GENEVA and ZURICH, June 15, 2012 -- The latest allergy research presented at the Congress on Allergy and Immunology in Geneva (EAACI Congress 2012) found:
- 47% of atopic eczema in babies occur due to stress during pregnancy
- Up to 40% of Europeans suffer from hay fever
- Top 3 European allergens: grass, birch, olive
- Pollen differs by "nationality": 4-5 fold differences in pollen potency between European countries
- Asthma and rhinitis stress Public Health in Europe
New research results about stress during pregnancy and changes in pollen potency across Europe will be presented at the congress on allergy and immunology - the EAACI Congress 2012 - that will open tomorrow in Geneva, Switzerland.
Maternal anxiety during pregnancy is a risk factor for the onset of infantile atopic eczema at the age of 6-8 months. Researchers at the National Center for Child Health and Development, Allergy Division in Tokyo, Japan, have come to this conclusion after analyzing data from 896 pairs of mothers and children (474 boys and 422 girls) that will be presented for the first time at the EAACI Congress 2012.

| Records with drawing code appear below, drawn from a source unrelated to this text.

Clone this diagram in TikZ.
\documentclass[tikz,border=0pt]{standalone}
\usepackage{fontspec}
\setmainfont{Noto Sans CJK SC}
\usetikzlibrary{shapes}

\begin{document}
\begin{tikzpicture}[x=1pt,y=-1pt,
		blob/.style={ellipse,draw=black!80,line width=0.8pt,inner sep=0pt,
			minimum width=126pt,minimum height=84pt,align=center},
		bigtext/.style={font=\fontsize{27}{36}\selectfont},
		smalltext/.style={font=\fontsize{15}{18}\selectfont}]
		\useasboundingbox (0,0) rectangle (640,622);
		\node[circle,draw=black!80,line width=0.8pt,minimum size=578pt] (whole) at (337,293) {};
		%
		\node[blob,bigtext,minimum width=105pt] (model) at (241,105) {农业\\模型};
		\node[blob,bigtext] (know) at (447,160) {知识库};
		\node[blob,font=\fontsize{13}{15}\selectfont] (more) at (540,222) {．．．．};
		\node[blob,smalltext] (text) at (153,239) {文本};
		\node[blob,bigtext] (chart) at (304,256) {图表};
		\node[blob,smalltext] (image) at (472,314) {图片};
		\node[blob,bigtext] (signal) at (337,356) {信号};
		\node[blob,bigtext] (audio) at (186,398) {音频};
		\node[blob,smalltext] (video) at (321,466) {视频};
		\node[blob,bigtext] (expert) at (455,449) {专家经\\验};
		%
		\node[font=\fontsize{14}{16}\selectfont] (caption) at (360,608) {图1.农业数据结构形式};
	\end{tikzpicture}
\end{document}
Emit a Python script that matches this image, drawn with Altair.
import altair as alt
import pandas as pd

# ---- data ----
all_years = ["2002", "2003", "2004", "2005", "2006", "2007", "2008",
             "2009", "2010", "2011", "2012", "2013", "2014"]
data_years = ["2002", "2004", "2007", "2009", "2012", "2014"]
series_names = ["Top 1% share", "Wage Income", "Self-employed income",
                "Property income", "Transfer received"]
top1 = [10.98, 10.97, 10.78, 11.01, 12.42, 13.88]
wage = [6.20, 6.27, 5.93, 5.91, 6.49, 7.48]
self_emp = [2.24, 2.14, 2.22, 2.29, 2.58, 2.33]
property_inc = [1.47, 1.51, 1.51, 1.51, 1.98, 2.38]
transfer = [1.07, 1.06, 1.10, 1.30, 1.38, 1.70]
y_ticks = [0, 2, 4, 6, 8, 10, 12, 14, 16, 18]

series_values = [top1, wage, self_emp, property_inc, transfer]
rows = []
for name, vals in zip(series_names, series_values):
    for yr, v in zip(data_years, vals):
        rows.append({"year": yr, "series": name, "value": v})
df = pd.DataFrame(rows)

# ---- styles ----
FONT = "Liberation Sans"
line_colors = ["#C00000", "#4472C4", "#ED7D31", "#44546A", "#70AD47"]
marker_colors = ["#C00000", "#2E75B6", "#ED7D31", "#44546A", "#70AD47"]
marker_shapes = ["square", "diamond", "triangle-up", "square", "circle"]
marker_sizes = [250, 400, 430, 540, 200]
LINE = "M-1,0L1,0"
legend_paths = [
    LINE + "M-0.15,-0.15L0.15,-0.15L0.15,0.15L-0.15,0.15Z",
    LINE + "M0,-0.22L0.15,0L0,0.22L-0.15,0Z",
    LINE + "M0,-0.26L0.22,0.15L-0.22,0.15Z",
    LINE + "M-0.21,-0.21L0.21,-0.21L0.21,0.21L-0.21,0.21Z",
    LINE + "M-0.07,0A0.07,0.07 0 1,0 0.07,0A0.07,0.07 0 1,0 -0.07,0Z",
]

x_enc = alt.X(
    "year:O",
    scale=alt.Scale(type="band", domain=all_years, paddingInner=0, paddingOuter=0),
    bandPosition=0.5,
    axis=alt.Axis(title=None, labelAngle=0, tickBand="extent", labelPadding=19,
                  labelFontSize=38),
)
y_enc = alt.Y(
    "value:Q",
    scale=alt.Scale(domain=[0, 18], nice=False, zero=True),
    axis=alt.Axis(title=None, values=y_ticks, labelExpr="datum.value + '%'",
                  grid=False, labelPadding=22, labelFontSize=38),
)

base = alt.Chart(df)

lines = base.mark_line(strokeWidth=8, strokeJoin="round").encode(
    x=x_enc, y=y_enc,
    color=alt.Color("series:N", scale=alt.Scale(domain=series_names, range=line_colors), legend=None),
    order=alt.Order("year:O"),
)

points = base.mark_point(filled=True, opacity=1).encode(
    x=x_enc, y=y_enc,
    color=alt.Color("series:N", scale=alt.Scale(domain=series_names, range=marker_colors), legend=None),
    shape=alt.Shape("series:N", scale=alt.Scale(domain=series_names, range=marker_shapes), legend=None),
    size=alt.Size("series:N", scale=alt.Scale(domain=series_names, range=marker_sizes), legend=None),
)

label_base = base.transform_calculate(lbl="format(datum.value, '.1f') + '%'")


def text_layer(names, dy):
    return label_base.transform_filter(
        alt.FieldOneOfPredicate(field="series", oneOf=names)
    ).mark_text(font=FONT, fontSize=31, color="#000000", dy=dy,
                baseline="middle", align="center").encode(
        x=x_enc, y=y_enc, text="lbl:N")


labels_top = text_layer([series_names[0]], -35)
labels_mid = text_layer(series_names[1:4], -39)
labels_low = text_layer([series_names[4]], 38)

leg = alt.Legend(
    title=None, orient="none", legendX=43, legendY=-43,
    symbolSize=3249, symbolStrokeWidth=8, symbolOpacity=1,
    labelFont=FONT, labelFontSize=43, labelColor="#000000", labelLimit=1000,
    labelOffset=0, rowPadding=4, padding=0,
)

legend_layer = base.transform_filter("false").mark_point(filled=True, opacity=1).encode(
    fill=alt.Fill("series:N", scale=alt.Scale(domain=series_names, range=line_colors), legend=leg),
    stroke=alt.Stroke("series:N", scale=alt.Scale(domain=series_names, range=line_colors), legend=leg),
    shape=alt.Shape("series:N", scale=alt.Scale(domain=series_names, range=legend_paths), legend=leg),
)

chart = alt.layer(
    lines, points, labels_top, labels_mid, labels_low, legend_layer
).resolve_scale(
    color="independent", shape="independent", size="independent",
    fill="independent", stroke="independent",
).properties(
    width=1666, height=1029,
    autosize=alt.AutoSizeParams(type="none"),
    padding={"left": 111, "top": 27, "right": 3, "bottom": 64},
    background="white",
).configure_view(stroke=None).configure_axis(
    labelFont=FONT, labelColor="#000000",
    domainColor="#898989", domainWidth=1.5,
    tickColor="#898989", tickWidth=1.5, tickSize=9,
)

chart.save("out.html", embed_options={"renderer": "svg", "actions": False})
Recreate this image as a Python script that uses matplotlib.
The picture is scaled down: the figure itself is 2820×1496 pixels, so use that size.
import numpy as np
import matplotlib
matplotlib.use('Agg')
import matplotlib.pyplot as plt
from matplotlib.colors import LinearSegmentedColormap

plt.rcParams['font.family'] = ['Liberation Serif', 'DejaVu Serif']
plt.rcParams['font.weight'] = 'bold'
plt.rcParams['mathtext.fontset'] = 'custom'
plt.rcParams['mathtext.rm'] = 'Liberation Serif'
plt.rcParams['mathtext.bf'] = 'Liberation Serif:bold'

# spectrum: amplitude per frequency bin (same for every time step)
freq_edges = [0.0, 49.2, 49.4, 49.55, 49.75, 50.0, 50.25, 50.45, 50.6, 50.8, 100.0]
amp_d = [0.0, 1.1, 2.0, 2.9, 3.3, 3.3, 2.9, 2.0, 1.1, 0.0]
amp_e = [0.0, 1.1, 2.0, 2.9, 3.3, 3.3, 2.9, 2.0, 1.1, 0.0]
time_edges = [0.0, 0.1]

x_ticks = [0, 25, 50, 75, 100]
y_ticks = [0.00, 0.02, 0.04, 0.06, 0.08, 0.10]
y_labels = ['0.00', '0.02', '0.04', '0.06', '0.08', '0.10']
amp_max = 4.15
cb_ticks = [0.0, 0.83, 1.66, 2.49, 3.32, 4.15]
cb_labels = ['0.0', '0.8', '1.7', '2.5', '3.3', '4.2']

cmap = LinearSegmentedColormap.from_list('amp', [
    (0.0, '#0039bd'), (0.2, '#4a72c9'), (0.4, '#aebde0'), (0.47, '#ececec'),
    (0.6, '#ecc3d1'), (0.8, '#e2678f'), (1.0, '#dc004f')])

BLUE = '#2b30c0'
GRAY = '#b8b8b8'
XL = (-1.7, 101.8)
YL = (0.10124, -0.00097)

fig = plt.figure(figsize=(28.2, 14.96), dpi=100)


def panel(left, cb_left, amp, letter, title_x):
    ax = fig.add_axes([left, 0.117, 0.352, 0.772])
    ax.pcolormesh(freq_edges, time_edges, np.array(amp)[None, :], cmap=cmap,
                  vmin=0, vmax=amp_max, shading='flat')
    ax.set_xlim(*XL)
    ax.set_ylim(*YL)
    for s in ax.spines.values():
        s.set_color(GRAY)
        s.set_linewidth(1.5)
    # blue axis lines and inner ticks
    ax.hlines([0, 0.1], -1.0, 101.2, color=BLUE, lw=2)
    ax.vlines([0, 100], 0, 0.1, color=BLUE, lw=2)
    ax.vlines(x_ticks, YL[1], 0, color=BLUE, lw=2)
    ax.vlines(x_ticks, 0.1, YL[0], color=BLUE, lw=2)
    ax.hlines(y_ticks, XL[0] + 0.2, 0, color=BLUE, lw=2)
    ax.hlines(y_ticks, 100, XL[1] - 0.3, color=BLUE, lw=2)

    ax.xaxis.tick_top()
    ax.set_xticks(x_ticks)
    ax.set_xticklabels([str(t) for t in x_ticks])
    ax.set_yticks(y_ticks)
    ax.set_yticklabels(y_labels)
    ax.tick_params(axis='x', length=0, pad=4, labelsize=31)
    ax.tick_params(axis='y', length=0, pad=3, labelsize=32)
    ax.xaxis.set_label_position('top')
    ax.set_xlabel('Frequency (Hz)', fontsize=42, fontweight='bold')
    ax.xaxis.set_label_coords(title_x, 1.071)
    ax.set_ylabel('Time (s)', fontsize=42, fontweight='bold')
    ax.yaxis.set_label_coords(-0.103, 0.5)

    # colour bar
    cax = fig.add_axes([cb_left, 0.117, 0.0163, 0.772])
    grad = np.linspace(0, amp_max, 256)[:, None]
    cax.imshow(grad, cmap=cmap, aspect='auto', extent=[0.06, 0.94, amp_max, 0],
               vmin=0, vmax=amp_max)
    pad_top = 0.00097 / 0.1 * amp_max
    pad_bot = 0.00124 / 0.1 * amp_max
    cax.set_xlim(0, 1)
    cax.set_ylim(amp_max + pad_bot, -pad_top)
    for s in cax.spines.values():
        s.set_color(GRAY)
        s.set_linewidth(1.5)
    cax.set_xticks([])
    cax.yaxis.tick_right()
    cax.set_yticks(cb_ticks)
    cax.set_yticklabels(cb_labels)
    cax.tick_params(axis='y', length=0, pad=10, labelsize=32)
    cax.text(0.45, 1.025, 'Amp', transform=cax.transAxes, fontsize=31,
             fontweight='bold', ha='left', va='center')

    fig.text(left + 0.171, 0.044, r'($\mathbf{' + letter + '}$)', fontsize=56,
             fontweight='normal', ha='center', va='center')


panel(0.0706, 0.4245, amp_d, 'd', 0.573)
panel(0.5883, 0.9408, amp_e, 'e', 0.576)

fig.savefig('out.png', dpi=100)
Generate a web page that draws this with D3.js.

"18.75% of mothers were classified into the highest anxiety group, 62.39% of mothers showed moderate anxiety and 18.86% of mothers were categorised into the lowest anxiety group," explains Dr. Mana Hamaguchi, Clinical Psychologist at the National Center for Child Health and Development.
The average prevalence of atopic eczema was 46.76%. The tests showed that children of mothers with higher anxiety scores were more likely to be affected by eczema. The conclusion is that mothers suffering from anxiety during pregnancy have a higher risk of their children developing eczema at the age of 6-8 months.
Pollen potency shows 4-5 fold differences between European countries on average
The results of the Health Impacts of Airborne Allergen Information Network (HIALINE project) will also be presented at the EAACI Congress 2012. Researchers from across Europe have investigated the allergic potential of pollens from the three main triggers of hay fever in Europe: birch, grass and olive.
"At all locations in Europe we found a significant correlation between amount of allergen in the air and pollen counts. However, the allergenicity, the aggressiveness in popular terms, of the pollens varies greatly across Europe, by day, year and location," explains Prof. Dr. Jeroen Buters, Toxicologist and Molecular Biologist from the University of Munich and member of the EAACI Aerobiology&Pollution Interest Group.
When comparing locations, grass pollen showed the largest variability across Europe with France having the highest yearly average grass pollen potency, 7-fold higher than Portugal. For birch pollen the yearly average pollen potency was comparable between locations, but still varied more than 2-fold. Olive pollen from two locations 400 km apart varied 4-fold in their allergen release potency. In Portugal there were occasions when pollen from Spain released much more allergens than the "local" pollen. So Spanish pollen was responsible for triggering allergic reactions in Portugal.
Atmospheric transport may lead to allergies in previously unaffected regions
The conclusion: Allergic reactions like hay fever do not simply depend on pollen, but on the amount of allergens these pollen carry, and that varies more than 10-fold between days, locations, and years. Atmospheric transport of high potency pollen to locations that normally have a lower allergen exposure can lead to sudden increases in the number of people suffering from allergies. Changes in atmospheric transport or climate in general may result in patients being affected by allergies where they were previously unaffected.
Asthma and rhinitis stress Public Health in Europe
Asthma and rhinitis are the most common chronic diseases in childhood. Up to one in three children suffer from these conditions and up to 15% of these have severe disease; direct and indirect costs may reach over EUR100 billion yearly. Measures to prevent or stop the progression of these allergic diseases will have a major impact on the quality of life of Europeans and on Public Health. As there is a strong need to promote allergic diseases as health priorities in the EU and beyond, representatives from different organizations, including Elisabetta Gardini, member of the European Parliament, will discuss the next steps in fighting chronic respiratory diseases.